A strip search for prescription drugs
But the justices said the search must not be "excessively intrusive in light of the student's age and sex and the nature of the infraction."
The current case stems from a strip search conducted in October 2003 at Safford Middle School in Safford, Ariz. The girl, Savana Redding, was suspected of bringing high-strength ibuprofen to school to share with other students during lunch.
One of Savana's friends identified her as the source of the prescription drugs, under questioning by the school's assistant principal, Kerry Wilson.
Mr. Wilson then questioned Savana. She denied any involvement or knowledge of the prescription drugs. Wilson searched her backpack and found nothing improper. The assistant principal then instructed a female staff member to take Savana to the school nurse's office.
Savana was told to undress.
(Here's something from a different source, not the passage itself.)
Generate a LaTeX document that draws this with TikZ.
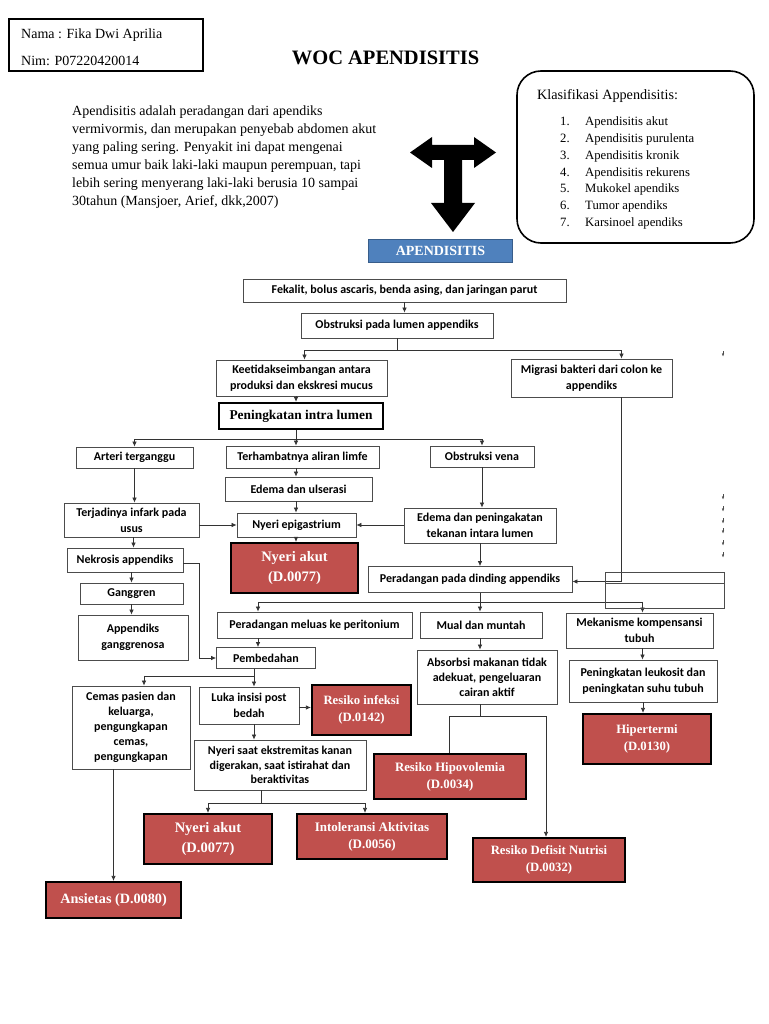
\documentclass[tikz,border=0pt]{standalone}
\usepackage{fontspec}
\setmainfont{Liberation Serif}
\newfontfamily\calfont{Carlito}
\usetikzlibrary{arrows.meta,calc}
\definecolor{redc}{HTML}{C0504D}
\definecolor{bluec}{HTML}{4F81BD}
\definecolor{blueb}{HTML}{385D8A}
\begin{document}
\begin{tikzpicture}[x=1pt,y=-1pt,
  fb/.style={draw=black!70, line width=0.8pt, fill=white, align=center, inner sep=1pt,
    font=\calfont\bfseries\fontsize{12}{16}\selectfont},
  rb/.style={draw=black, line width=2.2pt, fill=redc, text=white, align=center, inner sep=1pt},
  rbig/.style={rb, font=\bfseries\fontsize{14.5}{20}\selectfont},
  rsmall/.style={rb, font=\bfseries\fontsize{12.7}{17}\selectfont},
  arr/.style={-{Latex[length=5pt,width=4.5pt]}, line width=0.7pt, draw=black!80},
  ln/.style={line width=0.7pt, draw=black!80},
  tick/.style={-{Latex[length=3pt,width=2.5pt]}, line width=0.4pt, draw=black!70},
  serif/.style={inner sep=0pt, font=\fontsize{14}{18.1}\selectfont},
  litem/.style={inner sep=0pt, anchor=base west, font=\fontsize{12.7}{14}\selectfont},
]
\useasboundingbox[fill=white] (0,0) rectangle (768,1024);

% header
\node[draw=black, line width=2.4pt, minimum width=194, minimum height=52, inner sep=0pt] (idbox) at (106,45) {};
\node[serif, anchor=base west] (nama) at (21,38.5) {Nama : Fika Dwi Aprilia};
\node[serif, anchor=base west] (nim) at (21,65.5) {Nim: P07220420014};
\node[inner sep=0pt, anchor=base, font=\bfseries\fontsize{20.5}{22}\selectfont] (title) at (385.5,64.5) {WOC APENDISITIS};

\node[serif, anchor=north west, align=left] (para) at (72,105.5) {Apendisitis adalah peradangan dari apendiks\\
vermivormis, dan merupakan penyebab abdomen akut\\
yang paling sering. Penyakit ini dapat mengenai\\
semua umur baik laki-laki maupun perempuan, tapi\\
lebih sering menyerang laki-laki berusia 10 sampai\\
30tahun (Mansjoer, Arief, dkk,2007)};

% classification box
\node[draw=black, line width=1.6pt, rounded corners=24pt, minimum width=237, minimum height=172, inner sep=0pt] (klas) at (635.5,157) {};
\node[serif, anchor=base west, font=\fontsize{14.2}{16}\selectfont] (klt) at (537,100) {Klasifikasi Appendisitis:};
\foreach \i/\t [count=\k from 0] in {1/Apendisitis akut,2/Apendisitis purulenta,3/Apendisitis kronik,4/Apendisitis rekurens,5/Mukokel apendiks,6/Tumor apendiks,7/Karsinoel apendiks}{
  \node[litem] (kn\i) at (560,{126+16.75*\k}) {\i.};
  \node[litem] (kt\i) at (585,{126+16.75*\k}) {\t};
}

% T arrow
\fill[black] (410,152.5) -- (432,137) -- (432,145) -- (474,145) -- (474,137) -- (496,152.5)
  -- (474,168) -- (474,160) -- (462,160) -- (462,203) -- (475,203) -- (453,232)
  -- (431,203) -- (444,203) -- (444,160) -- (432,160) -- (432,168) -- cycle;

% main
\node[draw=blueb, line width=1pt, fill=bluec, text=white, minimum width=144, minimum height=23, inner sep=0pt,
  font=\bfseries\fontsize{14}{15}\selectfont] (apd) at (440.5,250.5) {APENDISITIS};

\node[fb, minimum width=323, minimum height=23] (fek) at (404.5,290.5) {Fekalit, bolus ascaris, benda asing, dan jaringan parut};
\node[fb, minimum width=192, minimum height=25] (obs) at (397,325.5) {Obstruksi pada lumen appendiks};
\node[fb, minimum width=171, minimum height=36] (keet) at (301.5,378) {Keetidakseimbangan antara\\produksi dan ekskresi mucus};
\node[fb, minimum width=161, minimum height=38] (mig) at (591.5,378) {Migrasi bakteri dari colon ke\\appendiks};
\node[draw=black, line width=2.4pt, fill=white, minimum width=164, minimum height=26, inner sep=0pt,
  font=\bfseries\fontsize{13.4}{15}\selectfont] (pil) at (301,416) {Peningkatan intra lumen};
\node[fb, minimum width=117, minimum height=21] (art) at (134.5,457.5) {Arteri terganggu};
\node[fb, minimum width=153, minimum height=22] (ter) at (302.5,457) {Terhambatnya aliran limfe};
\node[fb, minimum width=104, minimum height=21] (obv) at (482,456.5) {Obstruksi vena};
\node[fb, minimum width=147, minimum height=24] (ede) at (298.5,489) {Edema dan ulserasi};
\node[fb, minimum width=119, minimum height=24] (nye) at (296.5,525) {Nyeri epigastrium};
\node[fb, minimum width=135, minimum height=34] (inf) at (131.5,520) {Terjadinya infark pada\\usus};
\node[fb, minimum width=152, minimum height=35] (edp) at (480,525.5) {Edema dan peningakatan\\tekanan intara lumen};
\node[rbig, minimum width=127, minimum height=50] (na1) at (294.5,568) {Nyeri akut\\(D.0077)};
\node[fb, minimum width=116, minimum height=24] (nek) at (125,560) {Nekrosis appendiks};
\node[fb, minimum width=103, minimum height=21] (gan) at (131.5,593.5) {Ganggren};
\node[fb, minimum width=110, minimum height=45] (apg) at (133,637.5) {Appendiks\\ganggrenosa};
\node[fb, minimum width=99, minimum height=21] (pem) at (266,658) {Pembedahan};
\node[fb, minimum width=204, minimum height=26] (pad) at (470,579.5) {Peradangan pada dinding appendiks};
\node[fb, minimum width=195, minimum height=26] (pmp) at (314.5,625) {Peradangan meluas ke peritonium};
\node[fb, minimum width=122, minimum height=26] (mua) at (481,625) {Mual dan muntah};
\node[fb, minimum width=147, minimum height=35] (mek) at (639.5,630.5) {Mekanisme kompensansi\\tubuh};
\node[fb, minimum width=140, minimum height=54, font=\calfont\bfseries\fontsize{12}{15}\selectfont] (abs) at (487,677) {Absorbsi makanan tidak\\adekuat, pengeluaran\\cairan aktif};
\node[fb, minimum width=148, minimum height=42] (pls) at (643,681) {Peningkatan leukosit dan\\peningkatan suhu tubuh};
\node[rsmall, minimum width=128, minimum height=50] (hip) at (647,739) {Hipertermi\\(D.0130)};
\node[rsmall, minimum width=152, minimum height=45, font=\bfseries\fontsize{12.8}{17}\selectfont] (rhv) at (450,776.5) {Resiko Hipovolemia\\(D.0034)};
\node[rsmall, minimum width=152, minimum height=44] (rdn) at (549,860) {Resiko Defisit Nutrisi\\(D.0032)};
\node[fb, minimum width=118, minimum height=83, font=\calfont\bfseries\fontsize{12}{15}\selectfont] (cem) at (131,727.5) {Cemas pasien dan\\keluarga,\\pengungkapan\\cemas,\\pengungkapan};
\node[fb, minimum width=100, minimum height=37] (luk) at (249,705.5) {Luka insisi post\\bedah};
\node[rsmall, minimum width=99, minimum height=50] (rin) at (361.5,710) {Resiko infeksi\\(D.0142)};
\node[fb, minimum width=172, minimum height=50, font=\calfont\bfseries\fontsize{12}{14.8}\selectfont] (nsa) at (280,765) {Nyeri saat ekstremitas kanan\\digerakan, saat istirahat dan\\beraktivitas};
\node[rbig, minimum width=128, minimum height=50] (na2) at (208,839) {Nyeri akut\\(D.0077)};
\node[rb, minimum width=150, minimum height=45, font=\bfseries\fontsize{13}{17}\selectfont] (int) at (372,836.5) {Intoleransi Aktivitas\\(D.0056)};
\node[rb, minimum width=135, minimum height=36, font=\bfseries\fontsize{14.2}{15}\selectfont] (ans) at (113.5,900) {Ansietas (D.0080)};

% connectors
\coordinate (cx) at (296,0);
\coordinate (xa) at (258,0);
\draw[arr] (fek.south) -- (fek.south |- obs.north);
\draw[ln] (obs.south) -- ++(0,12) coordinate (s1);
\draw[ln] ([xshift=3pt]keet.north |- s1) -- ([xshift=30pt]mig.north |- s1);
\draw[arr] ([xshift=3pt]keet.north |- s1) -- ([xshift=3pt]keet.north);
\draw[arr] ([xshift=30pt]mig.north |- s1) -- ([xshift=30pt]mig.north);
\draw[arr] (keet.south -| cx) -- (cx |- pil.north);

\draw[ln] (pil.south -| cx) -- ++(0,9) coordinate (s2);
\draw[ln] (art.north |- s2) -- (obv.north |- s2);
\draw[arr] (art.north |- s2) -- (art.north);
\draw[arr] (s2) -- (cx |- ter.north);
\draw[arr] (obv.north |- s2) -- (obv.north);
\draw[arr] (cx |- ter.south) -- (cx |- ede.north);
\draw[arr] (cx |- ede.south) -- (cx |- nye.north);
\draw[arr] (cx |- nye.south) -- (cx |- na1.north);
\draw[arr] (art.south) -- (art.south |- inf.north);
\draw[arr] (inf.east |- nye.west) -- (nye.west);
\draw[arr] (obv.south) -- (obv.south |- edp.north);
\draw[arr] (edp.west |- nye.east) -- (nye.east);
\draw[arr] ([xshift=2pt]inf.south) -- ([xshift=2pt]inf.south |- nek.north);
\draw[arr] (gan.north |- nek.south) -- (gan.north);
\draw[arr] (gan.south) -- (gan.south |- apg.north);
\draw[arr] ([yshift=-3pt]nek.east) -- ++(16,0) |- (pem.west);
\draw[arr] (edp.south) -- (edp.south |- pad.north);
\draw[arr] ([xshift=30pt]mig.south) |- ([yshift=-2pt]pad.east);

\draw[ln] (edp.south |- pad.south) -- ++(0,9) coordinate (s3);
\draw[ln] (xa |- s3) -- ([xshift=3pt]mek.north |- s3);
\draw[arr] (xa |- s3) -- (xa |- pmp.north);
\draw[arr] (s3) -- (s3 |- mua.north);
\draw[arr] ([xshift=3pt]mek.north |- s3) -- ([xshift=3pt]mek.north);
\draw[arr] (xa |- pmp.south) -- (xa |- pem.north);
\draw[arr] (s3 |- mua.south) -- (s3 |- abs.north);
\draw[ln] (s3 |- abs.south) -- ++(0,12) coordinate (s4);
\draw[ln] ([xshift=-1pt]rhv.north |- s4) -- ([xshift=-3pt]rdn.north |- s4);
\draw[ln] ([xshift=-1pt]rhv.north |- s4) -- ([xshift=-1pt]rhv.north);
\draw[arr] ([xshift=-3pt]rdn.north |- s4) -- ([xshift=-3pt]rdn.north);
\draw[arr] ([xshift=3pt]mek.south) -- ([xshift=3pt]mek.south |- pls.north);
\draw[arr] (pls.south) -- (pls.south |- hip.north);

\draw[ln] ([xshift=-12pt]pem.south) -- ++(0,7) coordinate (s5);
\draw[ln] ([xshift=13pt]cem.north |- s5) -- (s5);
\draw[arr] ([xshift=13pt]cem.north |- s5) -- ([xshift=13pt]cem.north);
\draw[arr] (s5) -- (s5 |- luk.north);
\draw[arr] ([yshift=-2pt]luk.east) -- ([yshift=-2pt]luk.east -| rin.west);
\draw[arr] (s5 |- luk.south) -- (s5 |- nsa.north);
\draw[ln] ([xshift=-19pt]nsa.south) -- ++(0,13) coordinate (s6);
\draw[ln] (na2.north |- s6) -- ([xshift=-7pt]int.north |- s6);
\draw[arr] (na2.north |- s6) -- (na2.north);
\draw[arr] ([xshift=-7pt]int.north |- s6) -- ([xshift=-7pt]int.north);
\draw[arr] (ans.north |- cem.south) -- (ans.north);

% stray shapes at right
\draw[line width=0.7pt, draw=black!70] (605,572) rectangle (724,608);
\draw[line width=0.7pt, draw=black!70] (605,583) -- (724,583);
\foreach \yy in {355,498,510,522,532,544,556}{
  \draw[tick] (723,\yy-4) -- (723,\yy+1.5);
}
\end{tikzpicture}
\end{document}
The staff member and the nurse watched the girl remove her shoes and socks, and then her shirt and pants. No pills were discovered in the shoes or clothing. Redding was instructed to "pull out her panties and bra and to move them to the side," according to the Reddings' brief. "This order forced Savana to expose her genital area and breasts to the school officials," the brief says. No pills were discovered.
"The school officials' viewing of Savana's naked body was the most humiliating experience of her life," Wolf says in his brief.
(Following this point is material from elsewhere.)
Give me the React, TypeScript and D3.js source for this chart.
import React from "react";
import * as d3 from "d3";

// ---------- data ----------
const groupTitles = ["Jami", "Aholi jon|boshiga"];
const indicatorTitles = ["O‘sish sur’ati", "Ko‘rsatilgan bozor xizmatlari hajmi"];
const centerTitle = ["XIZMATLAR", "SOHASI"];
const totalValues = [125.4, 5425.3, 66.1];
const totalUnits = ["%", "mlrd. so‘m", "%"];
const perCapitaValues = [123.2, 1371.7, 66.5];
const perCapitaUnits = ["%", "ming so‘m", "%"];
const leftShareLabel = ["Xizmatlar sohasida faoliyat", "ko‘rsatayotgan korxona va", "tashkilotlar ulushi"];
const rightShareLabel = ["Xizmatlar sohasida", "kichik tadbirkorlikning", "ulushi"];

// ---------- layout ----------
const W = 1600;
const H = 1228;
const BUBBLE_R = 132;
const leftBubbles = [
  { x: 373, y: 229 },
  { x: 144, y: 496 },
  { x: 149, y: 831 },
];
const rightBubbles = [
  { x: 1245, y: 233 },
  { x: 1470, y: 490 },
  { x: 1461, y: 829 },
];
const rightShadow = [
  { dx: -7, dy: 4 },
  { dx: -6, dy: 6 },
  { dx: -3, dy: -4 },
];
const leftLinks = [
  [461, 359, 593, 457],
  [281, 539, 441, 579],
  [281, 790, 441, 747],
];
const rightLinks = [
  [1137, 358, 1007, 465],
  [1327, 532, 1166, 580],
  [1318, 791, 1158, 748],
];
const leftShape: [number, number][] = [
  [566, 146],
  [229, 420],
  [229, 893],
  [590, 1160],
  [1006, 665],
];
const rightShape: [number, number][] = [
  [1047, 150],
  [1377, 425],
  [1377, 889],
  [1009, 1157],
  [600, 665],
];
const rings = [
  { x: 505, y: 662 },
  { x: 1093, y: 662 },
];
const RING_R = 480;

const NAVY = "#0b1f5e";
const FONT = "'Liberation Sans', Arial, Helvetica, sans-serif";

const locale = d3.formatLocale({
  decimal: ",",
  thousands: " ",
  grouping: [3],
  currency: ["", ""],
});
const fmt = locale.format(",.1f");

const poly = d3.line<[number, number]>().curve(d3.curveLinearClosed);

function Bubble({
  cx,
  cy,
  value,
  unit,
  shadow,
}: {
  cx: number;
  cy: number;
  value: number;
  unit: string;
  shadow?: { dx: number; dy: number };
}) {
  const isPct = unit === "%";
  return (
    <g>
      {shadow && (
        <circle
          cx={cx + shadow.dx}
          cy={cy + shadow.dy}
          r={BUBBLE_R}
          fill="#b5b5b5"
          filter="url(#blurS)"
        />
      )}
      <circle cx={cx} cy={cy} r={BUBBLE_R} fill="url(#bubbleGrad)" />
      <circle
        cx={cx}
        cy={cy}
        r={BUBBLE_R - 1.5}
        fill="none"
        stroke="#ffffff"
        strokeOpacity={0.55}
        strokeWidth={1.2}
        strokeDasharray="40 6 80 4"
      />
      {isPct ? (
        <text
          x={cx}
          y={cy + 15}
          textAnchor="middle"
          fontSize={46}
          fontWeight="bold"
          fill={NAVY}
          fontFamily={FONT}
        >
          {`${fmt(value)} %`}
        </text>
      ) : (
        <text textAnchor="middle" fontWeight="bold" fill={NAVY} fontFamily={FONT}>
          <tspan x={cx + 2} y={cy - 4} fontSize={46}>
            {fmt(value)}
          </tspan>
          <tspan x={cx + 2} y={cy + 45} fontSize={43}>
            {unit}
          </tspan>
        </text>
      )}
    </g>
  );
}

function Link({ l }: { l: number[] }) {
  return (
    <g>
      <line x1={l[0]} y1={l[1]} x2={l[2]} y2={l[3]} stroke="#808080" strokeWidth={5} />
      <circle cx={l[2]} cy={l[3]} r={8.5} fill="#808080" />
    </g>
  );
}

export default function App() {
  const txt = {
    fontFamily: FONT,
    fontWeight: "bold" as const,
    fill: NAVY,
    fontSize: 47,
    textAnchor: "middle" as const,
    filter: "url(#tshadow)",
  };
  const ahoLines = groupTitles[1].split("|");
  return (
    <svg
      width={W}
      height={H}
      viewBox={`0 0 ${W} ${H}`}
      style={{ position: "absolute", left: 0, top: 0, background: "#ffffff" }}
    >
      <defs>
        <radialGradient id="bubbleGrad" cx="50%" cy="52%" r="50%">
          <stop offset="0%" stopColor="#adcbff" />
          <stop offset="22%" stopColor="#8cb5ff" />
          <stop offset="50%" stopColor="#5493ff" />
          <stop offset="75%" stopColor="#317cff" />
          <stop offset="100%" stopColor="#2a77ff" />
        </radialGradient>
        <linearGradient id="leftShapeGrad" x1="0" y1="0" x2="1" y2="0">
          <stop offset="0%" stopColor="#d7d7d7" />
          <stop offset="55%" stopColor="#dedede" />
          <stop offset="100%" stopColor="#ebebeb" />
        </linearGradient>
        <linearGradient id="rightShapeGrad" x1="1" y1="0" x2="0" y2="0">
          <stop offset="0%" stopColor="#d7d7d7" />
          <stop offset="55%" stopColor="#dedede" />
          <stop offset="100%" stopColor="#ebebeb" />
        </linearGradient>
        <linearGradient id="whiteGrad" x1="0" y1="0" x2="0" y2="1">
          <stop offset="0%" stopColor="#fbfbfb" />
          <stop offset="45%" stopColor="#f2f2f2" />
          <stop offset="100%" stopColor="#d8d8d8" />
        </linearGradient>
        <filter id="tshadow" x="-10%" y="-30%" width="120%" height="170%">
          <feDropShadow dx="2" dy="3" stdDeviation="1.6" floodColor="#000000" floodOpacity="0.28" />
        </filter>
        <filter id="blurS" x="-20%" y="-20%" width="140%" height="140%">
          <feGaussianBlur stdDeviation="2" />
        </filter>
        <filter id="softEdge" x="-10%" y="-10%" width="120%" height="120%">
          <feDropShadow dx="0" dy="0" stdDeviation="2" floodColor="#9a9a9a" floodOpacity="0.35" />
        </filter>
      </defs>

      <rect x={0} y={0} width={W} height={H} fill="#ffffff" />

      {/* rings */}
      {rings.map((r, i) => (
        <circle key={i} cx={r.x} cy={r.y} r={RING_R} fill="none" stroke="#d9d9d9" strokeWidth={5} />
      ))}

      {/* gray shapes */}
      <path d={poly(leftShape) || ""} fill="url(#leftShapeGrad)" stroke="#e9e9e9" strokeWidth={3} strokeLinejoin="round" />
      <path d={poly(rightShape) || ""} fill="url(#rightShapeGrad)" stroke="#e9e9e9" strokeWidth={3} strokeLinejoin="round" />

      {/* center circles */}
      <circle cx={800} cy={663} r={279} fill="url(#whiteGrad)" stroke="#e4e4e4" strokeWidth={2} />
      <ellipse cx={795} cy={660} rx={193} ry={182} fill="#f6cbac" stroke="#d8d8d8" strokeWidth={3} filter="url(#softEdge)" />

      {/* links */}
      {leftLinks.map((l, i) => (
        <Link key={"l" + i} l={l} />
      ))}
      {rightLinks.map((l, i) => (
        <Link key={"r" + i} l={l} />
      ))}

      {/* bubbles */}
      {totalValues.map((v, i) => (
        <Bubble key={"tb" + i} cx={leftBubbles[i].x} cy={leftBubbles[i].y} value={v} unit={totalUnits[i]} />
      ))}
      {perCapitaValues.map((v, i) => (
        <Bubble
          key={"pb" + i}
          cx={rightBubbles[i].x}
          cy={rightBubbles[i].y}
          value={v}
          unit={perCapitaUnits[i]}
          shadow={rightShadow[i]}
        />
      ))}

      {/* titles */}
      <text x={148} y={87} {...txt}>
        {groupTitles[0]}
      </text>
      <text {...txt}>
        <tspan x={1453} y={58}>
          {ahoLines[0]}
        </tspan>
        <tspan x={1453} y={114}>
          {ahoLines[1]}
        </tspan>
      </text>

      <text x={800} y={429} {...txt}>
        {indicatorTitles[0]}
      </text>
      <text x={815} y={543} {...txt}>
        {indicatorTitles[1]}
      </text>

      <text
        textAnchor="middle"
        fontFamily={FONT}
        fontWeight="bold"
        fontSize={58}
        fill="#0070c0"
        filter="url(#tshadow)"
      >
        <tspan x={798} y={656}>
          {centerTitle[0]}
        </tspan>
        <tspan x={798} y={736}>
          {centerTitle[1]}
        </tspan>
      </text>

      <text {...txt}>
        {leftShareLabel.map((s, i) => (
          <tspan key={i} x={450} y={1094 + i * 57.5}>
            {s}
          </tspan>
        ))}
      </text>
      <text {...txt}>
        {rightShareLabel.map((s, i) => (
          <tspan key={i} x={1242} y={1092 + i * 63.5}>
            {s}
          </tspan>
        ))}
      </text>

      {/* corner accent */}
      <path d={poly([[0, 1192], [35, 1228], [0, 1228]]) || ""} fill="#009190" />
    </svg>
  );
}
Throughout the confrontation, Savana, an honor roll student, was not permitted to call her mother, the brief says.
The school district's brief does not dispute any of the details of the search. It does add: "All of this was done without anyone touching Redding."
School officials say the strip search was justified in part because a year earlier a student had smuggled prescription pills into school and distributed them to classmates. One student had an adverse reaction and had to be airlifted 100 miles away to a Tucson hospital.
The Redding questioning and search was prompted after a male student went to Wilson, the assistant principal, to inform him that pills had been passed out to several students who were planning to take them during lunch hour. The student told Wilson he'd received the pill from Marissa Glines.
Wilson questioned Marissa and asked her to empty her pockets. She produced several pills, and said they had come from Savana.
School officials say the combination of factors provided enough evidence to justify the subsequent strip search of Savana. The Reddings' lawyers disagree.
"Where the school is going wrong is that they don't seem to understand that searching a backpack is dramatically different than asking a student to take their clothes off," says Mr. Boyd.
Privacy vs. safety
The National School Boards Association and the American Association of School Administrators filed a friend of the court brief supporting the school officials.
"School officials should be afforded legal clarity and appropriate deference when making on-the-spot decisions that require the balancing of student privacy with the need to ensure a safe and orderly learning environment for all students," writes David Day in the National School Boards Association brief. He added that the courts should grant deference to the decisions of school officials who are charged with preserving the learning environment and protecting the safety of students.
In another friend of the court brief, Raymond Brescia, a professor at Albany Law School, examined the historical record of student search cases. "Given our historical traditions of treatment of students in school, this is way beyond the pale. Such a strip search never would have been conceivable in a one-room schoolhouse of 1835," he says.
He added, "There are no reported cases out there of a teacher seeking these powers."
Boyd says school officials must be mindful of the potential impact of their actions on students. He cited specialists who say that for some children the experience of being strip-searched is similar to sexual abuse.
After the strip search incident, Savana Redding developed bleeding ulcers, says Boyd. "Savana has never returned to that school," he says. "She refused to go back."
A decision in the case is expected by late June.